With assistance from the nonprofit group Public Citizen two years ago, Doroshow co-wrote an exposé titled “The CALA Files: The Secret Campaign by Big Tobacco and Other Major Industries to Take Away Your Rights.” It found that since 1991, tort reformers have “set up dozens of tax-exempt groups in at least 18 states to plant their ‘lawsuit abuse' message in the media and the public consciousness....”

While claiming to represent average Americans, these groups “actually represent major corporations and industries seeking to escape liability for the harm they cause consumers, whether it be from defective products, medical malpractice, securities scams, insurance fraud, employment discrimination or environmental pollution,” Doroshow found through reviewing the groups' tax filings and funding sources.

Councilman Brian Maienschein, who proposed the proclamation but was absent for the vote while his wife gave birth, sits on the advisory board of CALA's local chapter with a bevy of insurance, medical and legal insiders. Its Web site touts efforts to whittle away at class-action lawsuits, the Americans with Disabilities Act, securities-fraud and construction-defect cases and health-care liability.

Councilmembers Toni Atkins, George Stevens, and Ralph Inzunza Jr. opposed the proclamation, but only Stevens made mention of the group's efforts to make legal recourse tougher for average citizens. Curiously, Councilwoman Donna Frye voted in favor. Why? As a courtesy to Maienschein, a Frye spokesman explained. But typically, Democrats avoid this group like an unwelcome subpoena: No Democratic candidates filled out CALA's surveys for the upcoming election.

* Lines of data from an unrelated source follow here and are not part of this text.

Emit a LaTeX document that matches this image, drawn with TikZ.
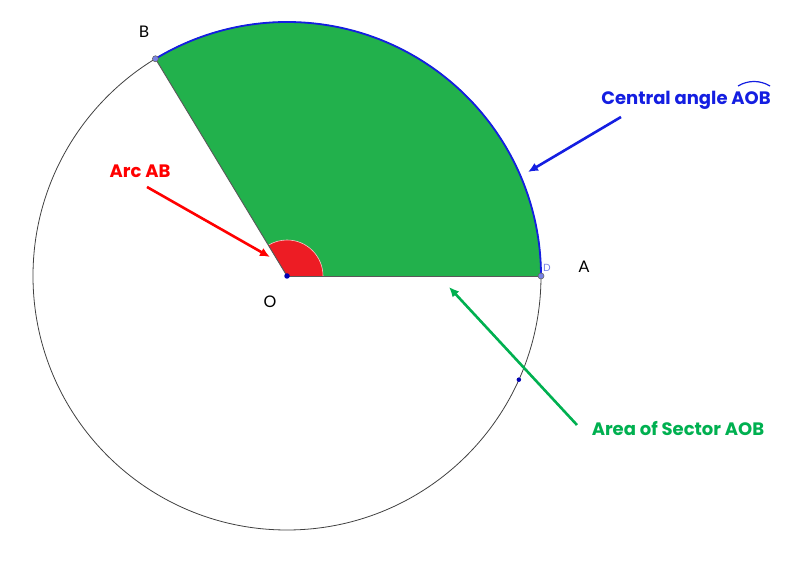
\documentclass[tikz,border=0pt]{standalone}
\usepackage{fontspec}
\setmainfont{Lato}
\newfontfamily\calloutfont{Poppins}
\usetikzlibrary{arrows.meta}

\definecolor{sectorgreen}{RGB}{34,177,76}
\definecolor{anglered}{RGB}{237,28,36}
\definecolor{arcblue}{RGB}{20,30,225}
\definecolor{textgreen}{RGB}{0,176,80}
\definecolor{ptblue}{RGB}{120,130,230}

\tikzset{
  rim/.style={draw=black!75, line width=0.8pt},
  radius line/.style={draw=black!65, line width=0.9pt},
  point/.style={circle, inner sep=0pt, minimum size=6pt, fill=ptblue, draw=black!60, line width=0.6pt},
  centre point/.style={circle, inner sep=0pt, minimum size=5.5pt, fill=blue!70!black},
  ptlabel/.style={font=\fontsize{16}{18}\selectfont},
  callout/.style={font=\calloutfont\bfseries\fontsize{18}{20}\selectfont},
  pointer/.style={line width=2.6pt, -{Latex[length=10pt,width=9pt]}}
}

\begin{document}
\begin{tikzpicture}[x=1pt,y=1pt]
\useasboundingbox (0,0) rectangle (788,562);

\coordinate (O) at (287,286);
\coordinate (A) at ([shift={(0:254)}]O);
\coordinate (B) at ([shift={(121.2:254)}]O);
\coordinate (P) at ([shift={(-24.1:254)}]O);

% sector and angle
\fill[sectorgreen] (O) -- (A) arc[start angle=0, end angle=121.2, radius=254] -- cycle;
\fill[anglered] (O) -- ++(36,0) arc[start angle=0, end angle=121.2, radius=36] -- cycle;
\draw[white!75!anglered, line width=0.6pt] ([shift={(0:36)}]O) arc[start angle=0, end angle=121.2, radius=36];

\draw[rim] (O) circle[radius=254];
\draw[arcblue, line width=1.8pt] (A) arc[start angle=0, end angle=121.2, radius=254];
\draw[radius line] (O) -- (A);
\draw[radius line] (O) -- (B);

\node[point] (ptA) at (A) {};
\node[point] (ptB) at (B) {};
\node[centre point, minimum size=4.5pt] (ptP) at (P) {};
\node[centre point] (ptO) at (O) {};

\node[ptlabel] (labA) at (584,295) {A};
\node[ptlabel] (labB) at (144,530) {B};
\node[ptlabel] (labO) at (270,260) {O};
\node[text=ptblue, font=\fontsize{10}{12}\selectfont, inner sep=0pt] (labD) at (547,294) {D};

% callouts
\node[callout, text=red] (arcAB) at (140,391) {Arc AB};
\node[callout, text=arcblue] (central) at (686,462) {Central angle AOB};
\node[callout, text=textgreen] (area) at (678,133) {Area of Sector AOB};
\draw[arcblue, line width=1.2pt] (738,476) .. controls (748,482) and (760,482) .. (770,476);

\coordinate (arcTail) at (147,375);
\coordinate (arcHead) at (270,305);
\coordinate (centralTail) at (621,445);
\coordinate (centralHead) at (528,390);
\coordinate (areaTail) at (577,137);
\coordinate (areaHead) at (449,275);

\draw[pointer, red] (arcTail) -- (arcHead);
\draw[pointer, arcblue] (centralTail) -- (centralHead);
\draw[pointer, textgreen] (areaTail) -- (areaHead);
\end{tikzpicture}
\end{document}
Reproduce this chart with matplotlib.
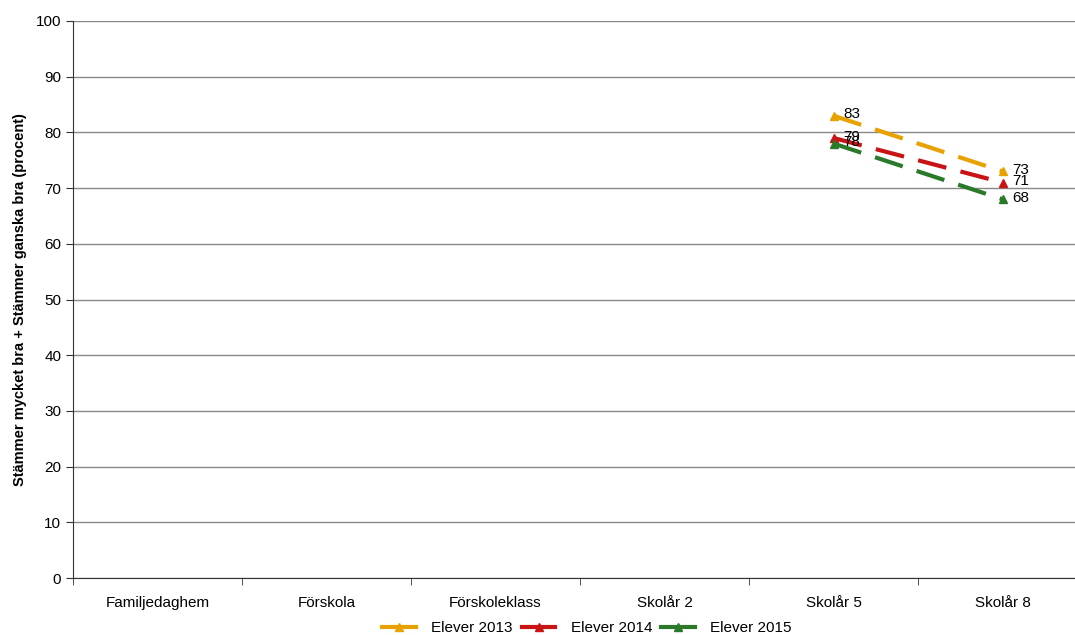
import matplotlib.pyplot as plt
from matplotlib.ticker import FixedLocator
from matplotlib.lines import Line2D

plt.rcParams['font.family'] = ['Liberation Sans', 'DejaVu Sans']

categories = ["Familjedaghem", "Förskola", "Förskoleklass", "Skolår 2", "Skolår 5", "Skolår 8"]
series_names = ["Elever 2013", "Elever 2014", "Elever 2015"]
colors = ["#E8A200", "#C81414", "#2A7A2A"]

# only Skolår 5 and Skolår 8 have values
x_idx = [4, 5]
elever_2013 = [83, 73]
elever_2014 = [79, 71]
elever_2015 = [78, 68]

fig = plt.figure(figsize=(10.75, 6.35), dpi=100)
ax = fig.add_axes([73 / 1075, 57 / 635, 1014 / 1075, 557 / 635])

handles = []
for name, vals, c in zip(series_names, [elever_2013, elever_2014, elever_2015], colors):
    ax.plot(x_idx, vals, color=c, lw=3, dashes=(7, 3.5), marker='^', markersize=5.5,
            clip_on=False)
    handles.append(Line2D([], [], color=c, lw=3, marker='^', markersize=5.5))
    for x, v in zip(x_idx, vals):
        ax.annotate(str(v), (x, v), xytext=(7, 1), textcoords='offset points',
                    fontsize=11, va='center', ha='left')

ax.set_xlim(-0.5, 5.5)
ax.set_ylim(0, 100)
ax.set_yticks(range(0, 101, 10))
ax.set_xticks(range(len(categories)))
ax.set_xticklabels(categories, fontsize=11)
ax.xaxis.set_minor_locator(FixedLocator([i + 0.5 for i in range(-1, 6)]))
ax.tick_params(axis='x', which='major', length=0, pad=13)
ax.tick_params(axis='x', which='minor', length=5, direction='out', color='#333333')
ax.tick_params(axis='y', length=5, direction='out', labelsize=11, color='#333333')
ax.grid(axis='y', color='#888888', lw=1)
ax.set_axisbelow(True)
for s in ['top', 'right']:
    ax.spines[s].set_visible(False)
ax.spines['left'].set_color('#333333')
ax.spines['bottom'].set_color('#333333')

ax.set_ylabel("Stämmer mycket bra + Stämmer ganska bra (procent)", fontsize=10.5,
              fontweight='bold', labelpad=6)

fig.legend(handles, series_names, loc='center', bbox_to_anchor=(587 / 1075, 1 - 628 / 635), ncol=3,
           frameon=False, fontsize=11, handlelength=2.2, handletextpad=1.0,
           columnspacing=0.6, borderaxespad=0, borderpad=0)

fig.savefig("out.png", dpi=100)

Admits Frank Clemente, head of Congress Watch for Public Citizen about CALA: “They've focused largely on trial lawyers and that's been very effective. But the beauty of the tort system is, it's a powerful tool to make society better. If anything, this last year of corporate fraud and abuse has shown us that companies need shareholders and consumers with strong legal rights to hold them accountable.”